Economic & Policy Drivers Behind China’s Wind Surge
Three interlocking forces accelerated China’s wind rollout:
- Central Planning & Targets: The 14th Five-Year Plan (2021–2025) mandates 1,200 GW of combined wind + solar by 2025 — up from 678 GW in 2020. Provincial quotas enforce compliance.
- Subsidy Phase-Out & Market Transition: Feed-in tariffs ended in 2021. New projects now compete in provincial wholesale markets — driving innovation in forecasting, AI-based predictive maintenance (e.g., Goldwind’s “SmartWind” platform cuts O&M costs by 18%), and hybrid wind-solar-storage bidding.
- Grid Investment: $35 billion invested in ultra-high-voltage (UHV) transmission lines since 2015. The Zhundong–Wuhan UHV line (3,300 km, ±1,100 kV) moves 12 GW of wind/solar power from Xinjiang to central China — reducing curtailment by 42% in participating provinces.
Challenges & Trade-Offs
Despite leadership, China faces structural headwinds:
- Transmission Bottlenecks: 70% of wind resources lie in western/northern regions, but 75% of demand is in eastern coastal cities. Even with UHV, congestion persists — leading to localized curtailment spikes (e.g., 8.3% in Gansu Q1 2023).
- Material Intensity: A single 6 MW turbine requires ~120 tons of steel, 4.5 tons of copper, and 2.1 tons of rare earths (mostly neodymium for permanent magnet generators). China controls 92% of global rare earth processing — a strategic advantage, but also an environmental liability (Baotou tailings ponds hold 100M+ tons of radioactive waste).
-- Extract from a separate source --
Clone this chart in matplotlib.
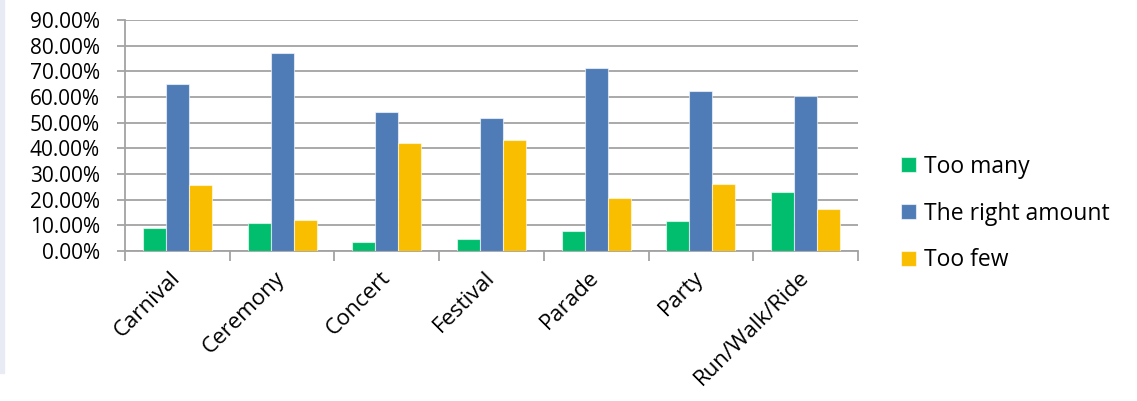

- Manufacturing Overcapacity: Domestic turbine production capacity hit 120 GW/year in 2023 — far exceeding annual installation demand (~76 GW). Price wars drove average turbine prices down to $720/kW (2023), squeezing margins and triggering consolidation (e.g., CRRC’s acquisition of SANY’s wind division in 2022).
People Also Ask
Does China use windmills or wind turbines?
China uses modern industrial wind turbines — not traditional Dutch-style windmills. These are high-tech machines averaging 130–160 meters tall, with computer-controlled pitch and yaw systems, permanent-magnet generators, and digital twin monitoring. Traditional windmills (used historically for milling grain or pumping water) are not used for grid-scale electricity generation in China.
How many wind turbines does China have?
As of December 2023, China had approximately 192,000 utility-scale wind turbines installed. This estimate derives from total capacity (441.8 GW) divided by average turbine size (2.3 MW/unit), consistent with CNREC and IEA data. Smaller distributed turbines (<100 kW) add several thousand more units, mostly in rural electrification pilots.
Where does China get its wind turbine parts?
Over 95% of components are domestically sourced. Key suppliers include Baoshan Iron & Steel (towers), Tianjin Zhonghuan Semiconductor (power electronics), and JL MAG Rare-Earth (neodymium magnets). Only high-precision pitch bearings and certain IGBT modules are still imported — mainly from SKF (Sweden) and Infineon (Germany) — though BYD and Huawei are scaling local alternatives.
Is wind power cheaper than coal in China?
Yes — on a levelized cost basis. The LCOE of new onshore wind in China averaged $29–35/MWh in 2023, versus $42–55/MWh for new ultra-supercritical coal plants (IEA 2023). However, existing coal plants (many built pre-2015) operate at marginal costs as low as $18–25/MWh — giving them dispatch priority unless carbon pricing or mandatory renewable quotas intervene.
What is China’s biggest wind farm?
The Gansu Wind Farm Complex in northwestern China is the world’s largest onshore wind base, with 7,965 MW operational as of 2023 and approved expansion to 20,000 MW. It spans over 2,000 km² across Jiuquan City and includes turbines from Goldwind, Mingyang, and Envision. Its full build-out would generate ~55 TWh/year — enough for 12 million homes.
Does China export wind turbines?
Yes — aggressively. In 2023, Chinese manufacturers exported 11.4 GW worth of turbines, capturing 52% of global export volume (Wood Mackenzie). Top destinations: Vietnam (2.1 GW), South Africa (1.8 GW), Brazil (1.3 GW), and Kazakhstan (1.1 GW). Goldwind shipped 242 units to the 500-MW Ninh Thuan project in Vietnam — the largest single export order to date.